Task objective: Your copy of the material below should match it exactly, except that it holds no pictures.

Information supplied:
○ ○ ○ ○
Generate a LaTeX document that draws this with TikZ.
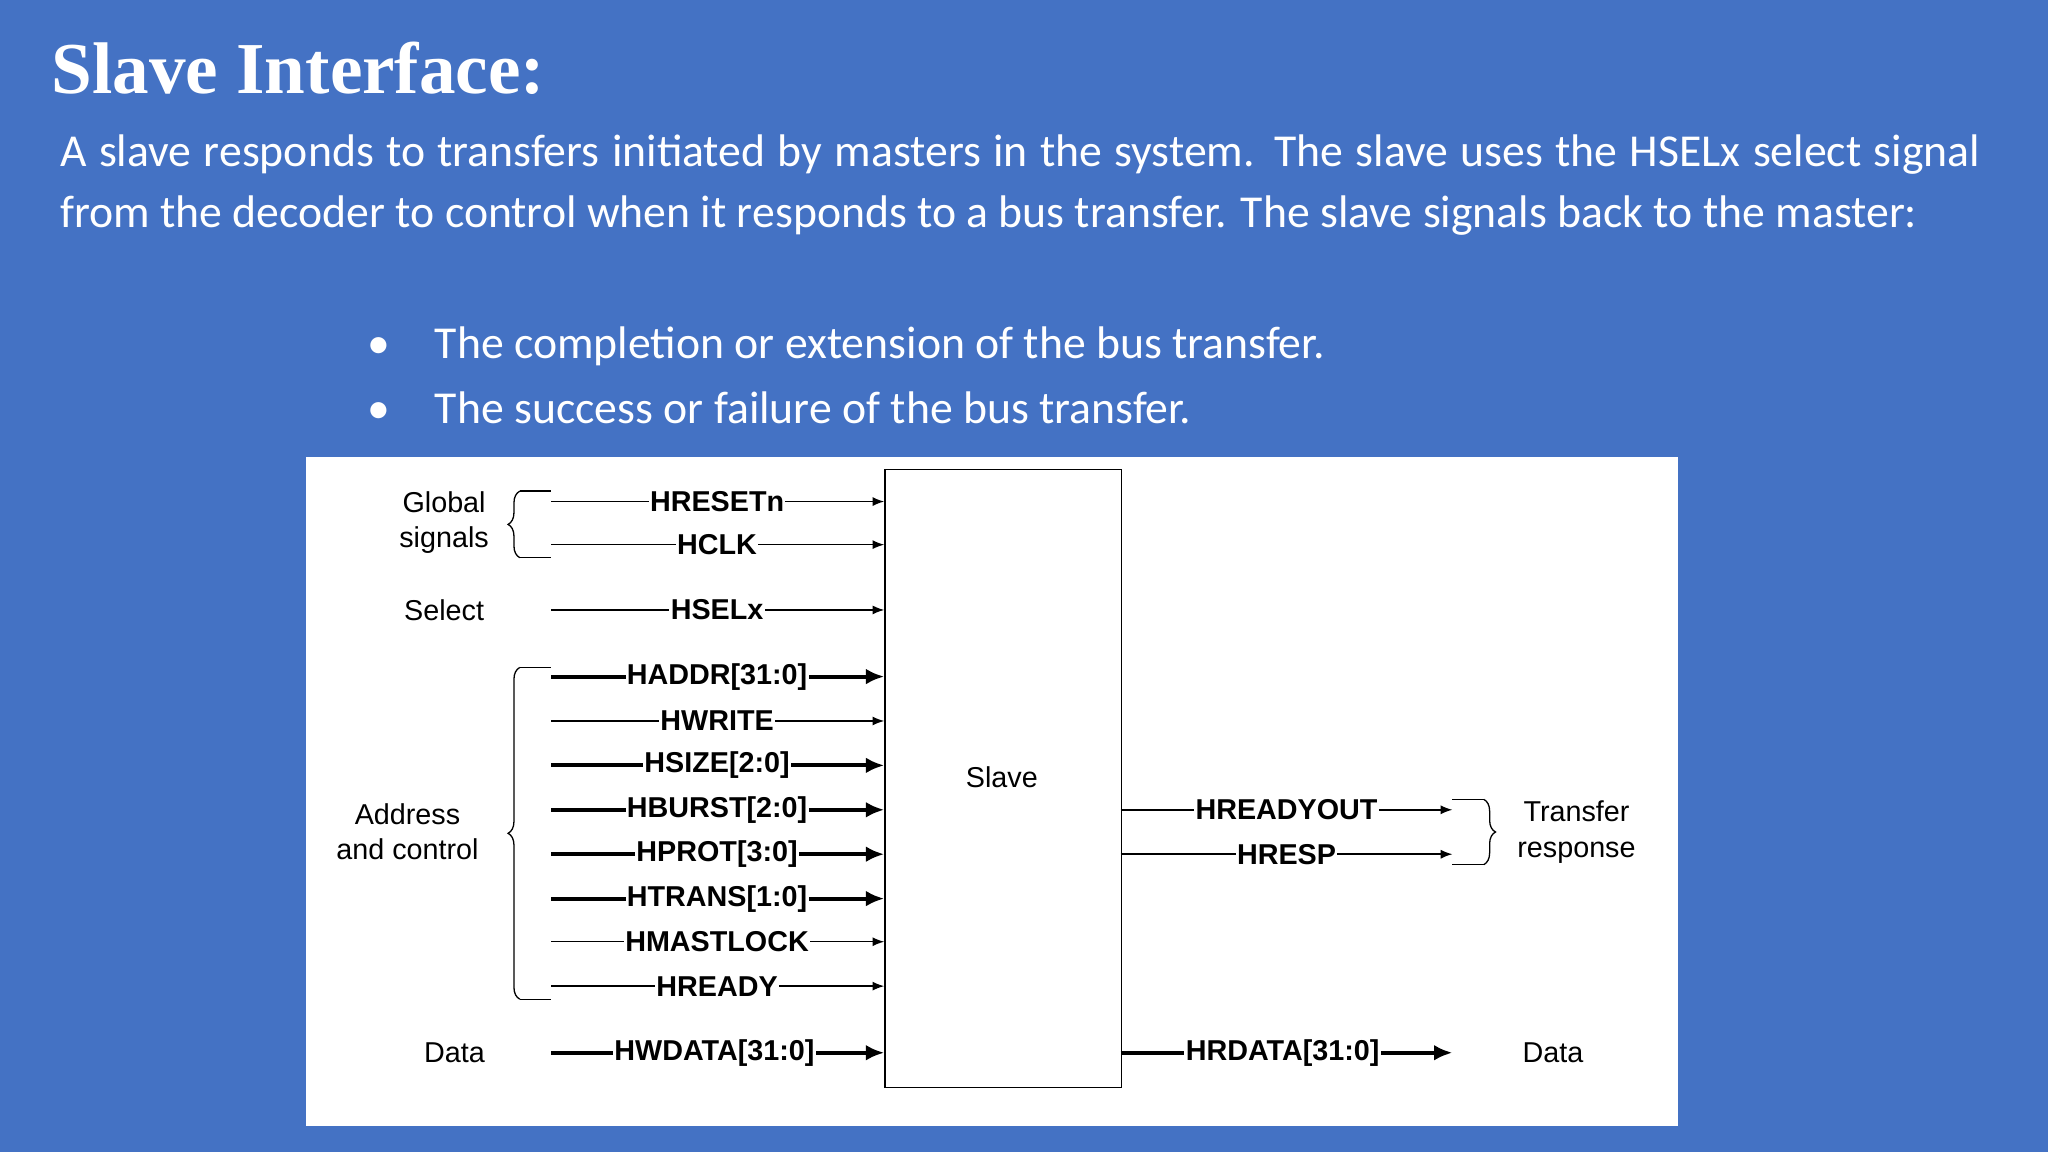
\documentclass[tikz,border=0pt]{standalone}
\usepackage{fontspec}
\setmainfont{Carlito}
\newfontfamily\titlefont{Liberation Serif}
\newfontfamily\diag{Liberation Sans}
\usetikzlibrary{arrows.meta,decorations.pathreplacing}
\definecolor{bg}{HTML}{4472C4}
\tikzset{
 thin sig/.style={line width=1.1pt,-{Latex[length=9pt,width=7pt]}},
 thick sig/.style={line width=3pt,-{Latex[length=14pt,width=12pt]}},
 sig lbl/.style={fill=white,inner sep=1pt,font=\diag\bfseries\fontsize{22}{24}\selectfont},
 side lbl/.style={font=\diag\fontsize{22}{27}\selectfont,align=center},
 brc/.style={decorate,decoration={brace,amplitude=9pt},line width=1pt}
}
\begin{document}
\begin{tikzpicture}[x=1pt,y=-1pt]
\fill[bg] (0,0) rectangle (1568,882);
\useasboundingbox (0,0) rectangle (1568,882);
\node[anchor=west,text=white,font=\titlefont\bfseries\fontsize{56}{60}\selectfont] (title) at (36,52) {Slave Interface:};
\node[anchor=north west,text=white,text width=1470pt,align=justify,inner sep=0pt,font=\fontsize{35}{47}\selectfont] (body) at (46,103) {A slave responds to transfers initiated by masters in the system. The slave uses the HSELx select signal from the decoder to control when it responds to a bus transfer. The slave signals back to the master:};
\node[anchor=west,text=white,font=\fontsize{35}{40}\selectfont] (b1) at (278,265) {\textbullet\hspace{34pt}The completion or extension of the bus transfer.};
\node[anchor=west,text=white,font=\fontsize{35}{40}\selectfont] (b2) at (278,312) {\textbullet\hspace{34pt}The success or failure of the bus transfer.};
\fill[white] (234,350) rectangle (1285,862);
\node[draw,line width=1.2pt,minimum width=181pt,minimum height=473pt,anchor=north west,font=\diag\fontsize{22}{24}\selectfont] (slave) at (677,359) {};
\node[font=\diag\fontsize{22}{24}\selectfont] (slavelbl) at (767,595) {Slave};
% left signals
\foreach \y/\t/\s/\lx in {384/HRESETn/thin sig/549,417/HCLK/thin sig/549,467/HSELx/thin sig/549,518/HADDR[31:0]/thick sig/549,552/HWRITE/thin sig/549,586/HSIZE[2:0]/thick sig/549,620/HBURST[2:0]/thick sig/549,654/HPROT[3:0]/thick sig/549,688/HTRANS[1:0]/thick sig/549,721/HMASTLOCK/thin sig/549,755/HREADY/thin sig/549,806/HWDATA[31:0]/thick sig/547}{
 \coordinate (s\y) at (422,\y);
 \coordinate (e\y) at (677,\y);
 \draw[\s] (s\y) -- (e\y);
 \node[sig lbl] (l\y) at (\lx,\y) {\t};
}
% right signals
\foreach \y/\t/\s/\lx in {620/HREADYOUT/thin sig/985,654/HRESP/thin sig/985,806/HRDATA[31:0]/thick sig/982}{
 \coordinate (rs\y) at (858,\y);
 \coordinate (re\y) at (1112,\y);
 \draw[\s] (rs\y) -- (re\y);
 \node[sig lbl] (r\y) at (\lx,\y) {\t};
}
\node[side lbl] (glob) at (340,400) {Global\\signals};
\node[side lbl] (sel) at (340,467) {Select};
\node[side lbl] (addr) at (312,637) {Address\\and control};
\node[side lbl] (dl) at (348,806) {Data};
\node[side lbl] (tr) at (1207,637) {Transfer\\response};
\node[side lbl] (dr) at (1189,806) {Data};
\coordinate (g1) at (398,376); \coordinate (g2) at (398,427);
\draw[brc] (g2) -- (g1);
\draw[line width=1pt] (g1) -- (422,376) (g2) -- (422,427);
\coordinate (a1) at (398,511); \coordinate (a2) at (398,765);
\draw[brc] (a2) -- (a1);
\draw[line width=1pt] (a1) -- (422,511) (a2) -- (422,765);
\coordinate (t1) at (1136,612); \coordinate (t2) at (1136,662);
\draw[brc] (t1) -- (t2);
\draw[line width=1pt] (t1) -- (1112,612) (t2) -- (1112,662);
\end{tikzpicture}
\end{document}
○ ○ ○ ○
Problem solution:
Generate a LaTeX document that draws this with TikZ.
\documentclass[tikz,border=0pt]{standalone}
\usepackage{fontspec}
\setmainfont{Carlito}
\newfontfamily\titlefont{Liberation Serif}
\newfontfamily\diag{Liberation Sans}
\usetikzlibrary{arrows.meta,decorations.pathreplacing}
\definecolor{bg}{HTML}{4472C4}
\tikzset{
 thin sig/.style={line width=1.1pt,-{Latex[length=9pt,width=7pt]}},
 thick sig/.style={line width=3pt,-{Latex[length=14pt,width=12pt]}},
 sig lbl/.style={fill=white,inner sep=1pt,font=\diag\bfseries\fontsize{22}{24}\selectfont},
 side lbl/.style={font=\diag\fontsize{22}{27}\selectfont,align=center},
 brc/.style={decorate,decoration={brace,amplitude=9pt},line width=1pt}
}
\begin{document}
\begin{tikzpicture}[x=1pt,y=-1pt]
\fill[bg] (0,0) rectangle (1568,882);
\useasboundingbox (0,0) rectangle (1568,882);
\node[anchor=west,text=white,font=\titlefont\bfseries\fontsize{56}{60}\selectfont] (title) at (36,52) {Slave Interface:};
\node[anchor=north west,text=white,text width=1470pt,align=justify,inner sep=0pt,font=\fontsize{35}{47}\selectfont] (body) at (46,103) {A slave responds to transfers initiated by masters in the system. The slave uses the HSELx select signal from the decoder to control when it responds to a bus transfer. The slave signals back to the master:};
\node[anchor=west,text=white,font=\fontsize{35}{40}\selectfont] (b1) at (278,265) {\textbullet\hspace{34pt}The completion or extension of the bus transfer.};
\node[anchor=west,text=white,font=\fontsize{35}{40}\selectfont] (b2) at (278,312) {\textbullet\hspace{34pt}The success or failure of the bus transfer.};
\fill[white] (234,350) rectangle (1285,862);
\node[draw,line width=1.2pt,minimum width=181pt,minimum height=473pt,anchor=north west,font=\diag\fontsize{22}{24}\selectfont] (slave) at (677,359) {};
\node[font=\diag\fontsize{22}{24}\selectfont] (slavelbl) at (767,595) {Slave};
% left signals
\foreach \y/\t/\s/\lx in {384/HRESETn/thin sig/549,417/HCLK/thin sig/549,467/HSELx/thin sig/549,518/HADDR[31:0]/thick sig/549,552/HWRITE/thin sig/549,586/HSIZE[2:0]/thick sig/549,620/HBURST[2:0]/thick sig/549,654/HPROT[3:0]/thick sig/549,688/HTRANS[1:0]/thick sig/549,721/HMASTLOCK/thin sig/549,755/HREADY/thin sig/549,806/HWDATA[31:0]/thick sig/547}{
 \coordinate (s\y) at (422,\y);
 \coordinate (e\y) at (677,\y);
 \draw[\s] (s\y) -- (e\y);
 \node[sig lbl] (l\y) at (\lx,\y) {\t};
}
% right signals
\foreach \y/\t/\s/\lx in {620/HREADYOUT/thin sig/985,654/HRESP/thin sig/985,806/HRDATA[31:0]/thick sig/982}{
 \coordinate (rs\y) at (858,\y);
 \coordinate (re\y) at (1112,\y);
 \draw[\s] (rs\y) -- (re\y);
 \node[sig lbl] (r\y) at (\lx,\y) {\t};
}
\node[side lbl] (glob) at (340,400) {Global\\signals};
\node[side lbl] (sel) at (340,467) {Select};
\node[side lbl] (addr) at (312,637) {Address\\and control};
\node[side lbl] (dl) at (348,806) {Data};
\node[side lbl] (tr) at (1207,637) {Transfer\\response};
\node[side lbl] (dr) at (1189,806) {Data};
\coordinate (g1) at (398,376); \coordinate (g2) at (398,427);
\draw[brc] (g2) -- (g1);
\draw[line width=1pt] (g1) -- (422,376) (g2) -- (422,427);
\coordinate (a1) at (398,511); \coordinate (a2) at (398,765);
\draw[brc] (a2) -- (a1);
\draw[line width=1pt] (a1) -- (422,511) (a2) -- (422,765);
\coordinate (t1) at (1136,612); \coordinate (t2) at (1136,662);
\draw[brc] (t1) -- (t2);
\draw[line width=1pt] (t1) -- (1112,612) (t2) -- (1112,662);
\end{tikzpicture}
\end{document}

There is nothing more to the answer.